Technology can make sport fairer — but only when it is treated as a tool to reveal human talent, not a shortcut that replaces it. In the Winter Games especially, where fractions of a second decide medals, innovation has the power either to level the ice or tilt it sharply. Skis shaped by aerodynamics, suits designed to reduce drag, and data-driven training can help athletes express their abilities more clearly and compete more safely. When technology is shared, regulated, and accessible, it reduces the role of luck and background, allowing skill, discipline, and mental strength to shine. In that sense, technology can be a quiet equaliser: it standardises conditions, improves safety, and helps athletes from different countries prepare more efficiently than ever before.
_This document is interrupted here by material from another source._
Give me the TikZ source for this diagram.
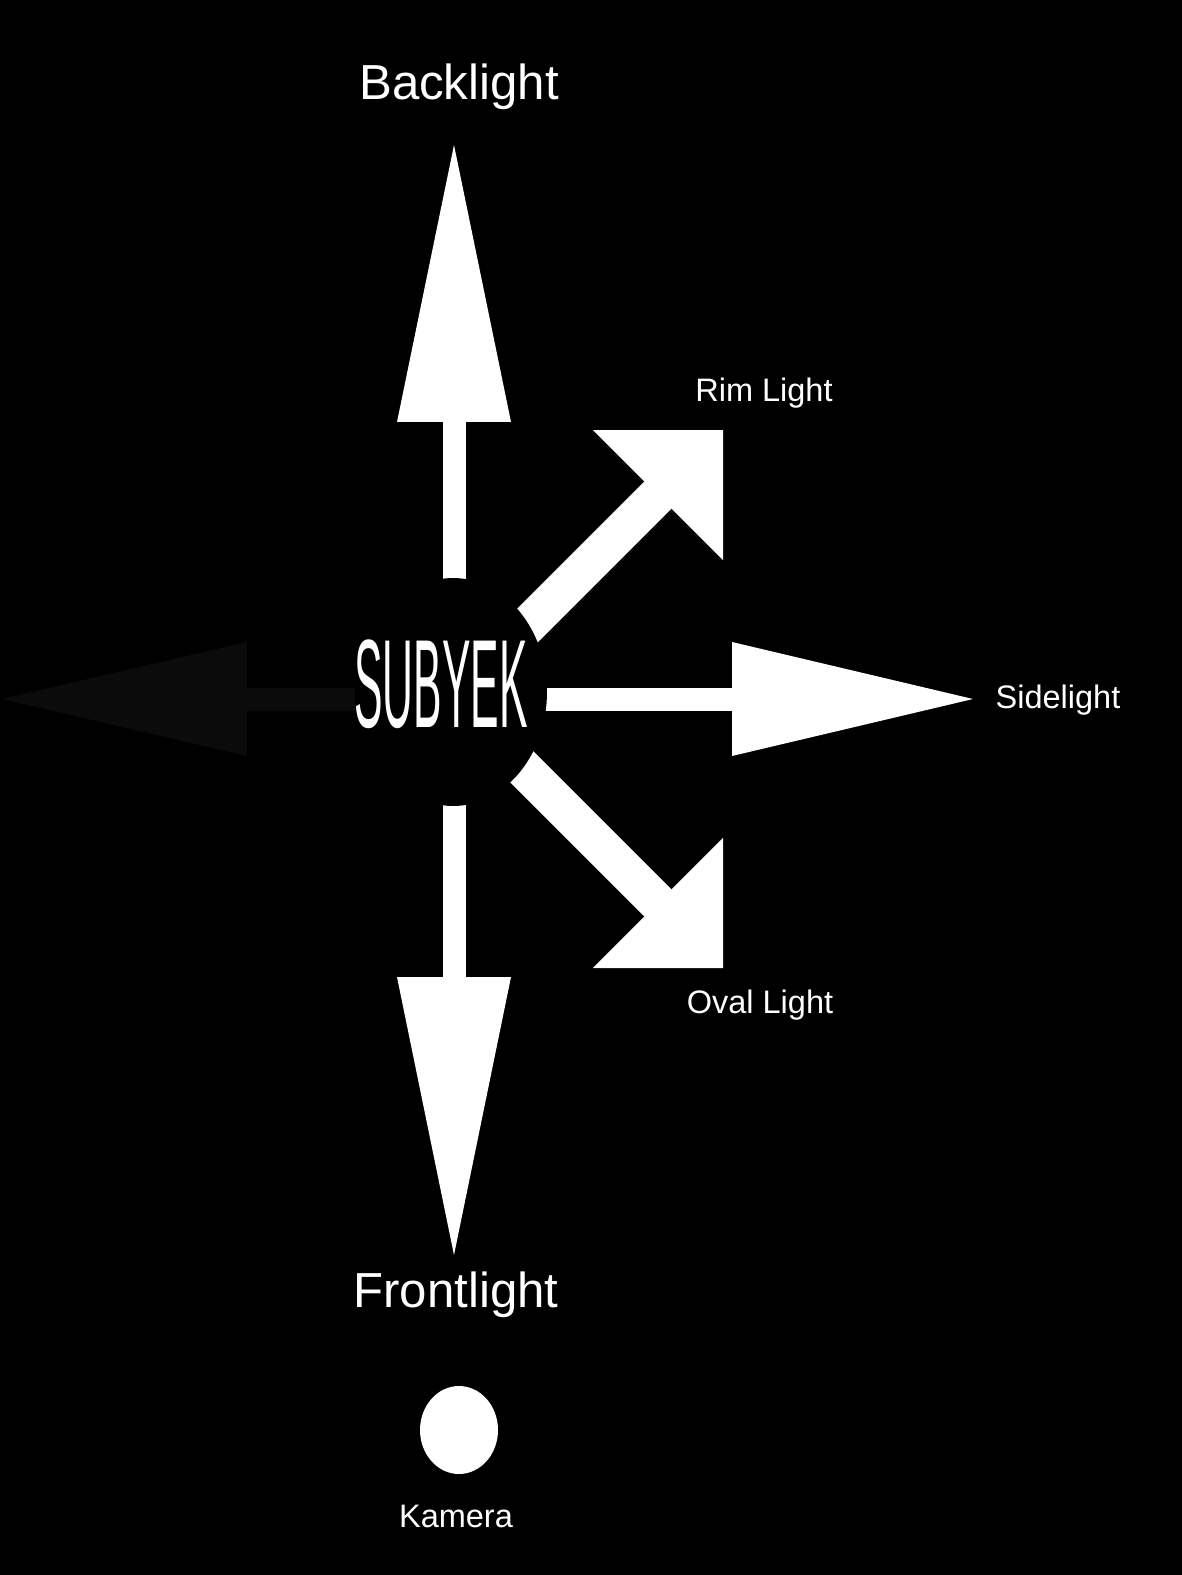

However, technology becomes a problem the moment access replaces ability as the main advantage. Not every athlete trains with the same funding, facilities, or research teams. Wealthier nations can invest in cutting-edge equipment, custom-built gear, and full-time technical staff, while others rely on outdated tools and limited resources. When podiums begin to reflect budgets rather than brilliance, sport loses its moral centre. Victory starts to feel purchased, not earned. The danger is not technology itself, but imbalance — when innovation runs faster than fairness.


What makes the Winter Games special is that they test the human edge: courage on steep slopes, precision at extreme speeds, and composure under intense pressure. Technology should sharpen that test, not soften it. Rules that limit equipment specifications, share safety innovations, and prevent “tech arms races” are essential. History shows that when governing bodies step in to regulate new gear, competition becomes tighter, not weaker. Athletes still win by training harder, thinking smarter, and performing better on the day — exactly as it should be.


The most inspiring moments in winter sport are not created by machines but by people: the athlete who recovers from a fall, the underdog who defies expectations, the champion who performs flawlessly when it matters most. Technology can support these moments by protecting athletes and ensuring consistent conditions, but it should never overshadow them. Sport is at its best when everyone starts on equal ground and the finish line is decided by nerve, preparation, and heart.


So, can technology make sports more equal? Yes — if fairness leads innovation. If not, it risks widening the gap between those who can afford the future and those who must chase it. The Winter Games should always be a contest of humans first, with technology in the background, quietly doing its job. When talent remains the headline and technology the footnote, sport stays honest — and greatness stays earned.